Consistency matters. If you discount once without a clear rule, you will be negotiating every time.
Escalation rules that keep you protected
Every complaint should have a clear next step if it is not resolved. That next step should not be “argue more.”
Set escalation like this: after the first response and scheduled visit, you provide an update at a specific time. If a vendor misses, you reschedule with a new time and note it. If a tenant blocks access, you document it and shift responsibility. If the tenant becomes abusive or threatens property damage, you switch to written communication only and prepare legal escalation.
Eviction is not the first move, but it is a real tool when tenants repeatedly violate rules, refuse access, or stop paying. Owners get hurt when they delay hard decisions because they hope the tenant will “calm down.” A complaint-handling system should include the moment you stop negotiating and start enforcing.
What remote owners should put in place before the first complaint
Most “tenant complaint problems” are actually setup problems.
Your lease should define reporting channels, access rights for repairs, quiet hours/building rules, and the difference between tenant-caused damage and normal wear. Your move-in inspection should be photo-documented and shared. Your maintenance budget should include routine service so you are not reacting to everything.

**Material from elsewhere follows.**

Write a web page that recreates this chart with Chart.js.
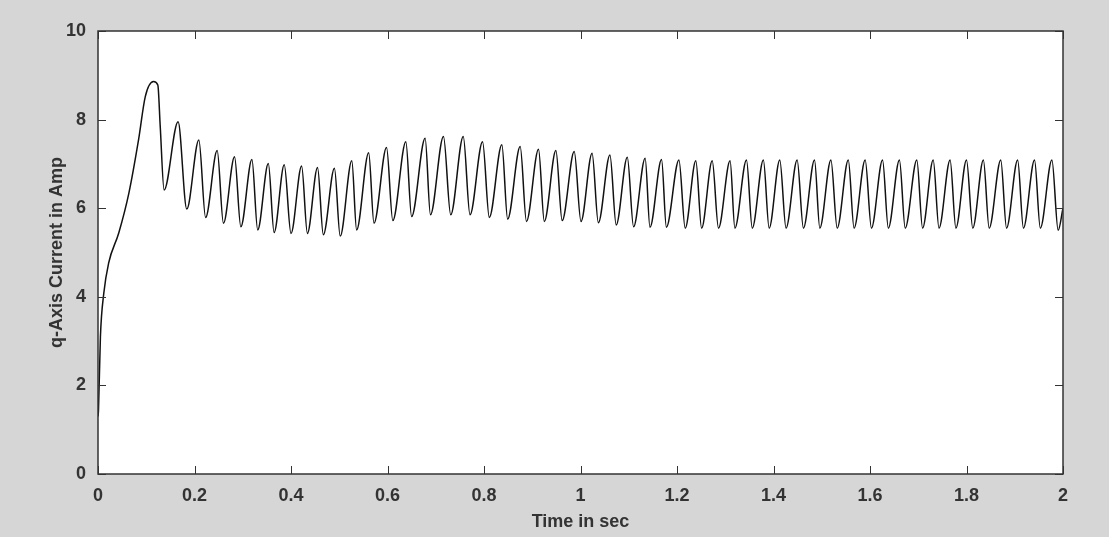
<!DOCTYPE html>
<html><head><meta charset="utf-8">
<script src="https://cdn.jsdelivr.net/npm/chart.js@4"></script>
<style>html,body{margin:0;padding:0;background:#d6d6d6;}#w{width:1109px;height:537px;}</style>
</head><body><div id="w"><canvas id="c"></canvas></div>
<script>
const timeSec = [0,0.001,0.005,0.012,0.022,0.043,0.064,0.084,0.098,0.115,0.124,0.129,0.137,
0.166,0.184,0.209,0.223,0.247,0.260,0.283,0.296,0.319,0.331,0.353,0.365,0.386,0.400,0.422,0.434,0.455,0.467,0.490,0.502,
0.526,0.536,0.561,0.572,0.598,0.611,0.638,0.650,0.678,0.689,0.716,0.731,0.757,0.771,0.797,0.811,0.837,0.849,0.875,0.888,
0.913,0.925,0.949,0.962,0.987,1.001,1.024,1.037,1.061,1.074,1.097,1.110,1.134,1.144,1.168,1.178,1.204,1.217,1.239,1.251,
1.273,1.286,1.310,1.320,1.344,1.356,1.379,1.391,1.413,1.426,1.449,1.462,1.485,1.496,1.519,1.532,1.555,1.567,1.590,1.603,
1.626,1.638,1.661,1.673,1.697,1.709,1.731,1.743,1.766,1.778,1.800,1.813,1.835,1.847,1.871,1.883,1.906,1.918,1.941,1.953,
1.977,1.990,2.0];
const currentAmp = [1.3,1.44,3.10,4.08,4.76,5.44,6.34,7.54,8.52,8.86,8.78,7.84,6.41,
7.95,5.98,7.54,5.79,7.30,5.66,7.16,5.58,7.10,5.51,7.01,5.45,6.98,5.43,6.95,5.43,6.92,5.40,6.90,5.37,
7.07,5.51,7.25,5.66,7.37,5.72,7.50,5.81,7.58,5.85,7.62,5.85,7.62,5.85,7.50,5.79,7.43,5.75,7.39,5.70,
7.33,5.70,7.30,5.72,7.28,5.70,7.24,5.67,7.20,5.62,7.15,5.58,7.13,5.57,7.10,5.57,7.09,5.55,7.07,5.55,
7.07,5.55,7.07,5.55,7.09,5.55,7.09,5.55,7.09,5.55,7.09,5.55,7.09,5.55,7.09,5.55,7.09,5.55,7.09,5.55,
7.09,5.55,7.09,5.55,7.09,5.55,7.09,5.55,7.09,5.55,7.09,5.55,7.09,5.55,7.09,5.55,7.09,5.55,7.09,5.55,
7.09,5.50,6.0];
const xTicks = [0,0.2,0.4,0.6,0.8,1,1.2,1.4,1.6,1.8,2];
const yTicks = [0,2,4,6,8,10];

const font = {family:'"Liberation Sans", Arial, sans-serif', size:18, weight:'bold'};
const inTicks = {
  id:'inTicks',
  afterDraw(ch){
    const {ctx, chartArea:a, scales:{x,y}} = ch;
    ctx.save(); ctx.strokeStyle='#333'; ctx.lineWidth=1;
    ctx.beginPath();
    xTicks.forEach(v=>{const p=Math.round(x.getPixelForValue(v))+0.5;
      ctx.moveTo(p,a.bottom);ctx.lineTo(p,a.bottom-8);ctx.moveTo(p,a.top);ctx.lineTo(p,a.top+8);});
    yTicks.forEach(v=>{const p=Math.round(y.getPixelForValue(v))+0.5;
      ctx.moveTo(a.left,p);ctx.lineTo(a.left+8,p);ctx.moveTo(a.right,p);ctx.lineTo(a.right-8,p);});
    ctx.stroke();
    ctx.lineWidth=1.5; ctx.strokeRect(a.left,a.top,a.right-a.left,a.bottom-a.top);
    ctx.restore();
  }
};
const bg = {id:'bg',beforeDraw(ch){const {ctx,chartArea:a}=ch;ctx.save();ctx.fillStyle='#fff';ctx.fillRect(a.left,a.top,a.right-a.left,a.bottom-a.top);ctx.restore();}};

new Chart(document.getElementById('c'),{
  type:'line',
  data:{datasets:[{data:timeSec.map((t,i)=>({x:t,y:currentAmp[i]})),borderColor:'#111',borderWidth:1.5,pointRadius:0,cubicInterpolationMode:'monotone',fill:false}]},
  options:{
    responsive:true,maintainAspectRatio:false,animation:false,
    layout:{padding:{top:31,right:46,left:42,bottom:0}},
    plugins:{legend:{display:false},tooltip:{enabled:false}},
    scales:{
      x:{type:'linear',min:0,max:2,
        afterBuildTicks(s){s.ticks=xTicks.map(v=>({value:v}));},
        afterFit(s){s.height=63;},
        grid:{display:false},border:{display:false},
        ticks:{color:'#333',font:font,padding:3,maxRotation:0,callback:v=>String(v)},
        title:{display:true,text:'Time in sec',color:'#333',font:font,padding:{top:0}}},
      y:{min:0,max:10,
        afterBuildTicks(s){s.ticks=yTicks.map(v=>({value:v}));},
        afterFit(s){s.width=56;},
        grid:{display:false},border:{display:false},
        ticks:{color:'#333',font:font,padding:4},
        title:{display:true,text:'q-Axis Current in Amp',color:'#333',font:font,padding:{bottom:0}}}
    }
  },
  plugins:[bg,inTicks]
});
</script></body></html>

If you are managing from abroad, you also need a local operator who can physically show up. Tenants behave differently when they know someone will be onsite within hours, not days.
This is exactly where a hands-on local team matters. If you want an end-to-end approach – tenant communication, building coordination, maintenance control, and documented resolution – Property Management Georgia runs these workflows daily for Tbilisi owners who want hands-off operations and stable returns.
A tenant complaint is not a failure. It is a stress test. Handle it fast, document it cleanly, enforce the same standards every time, and you will feel the difference where it counts: fewer vacancies, fewer surprises, and a property that performs even when you are asleep in another time zone.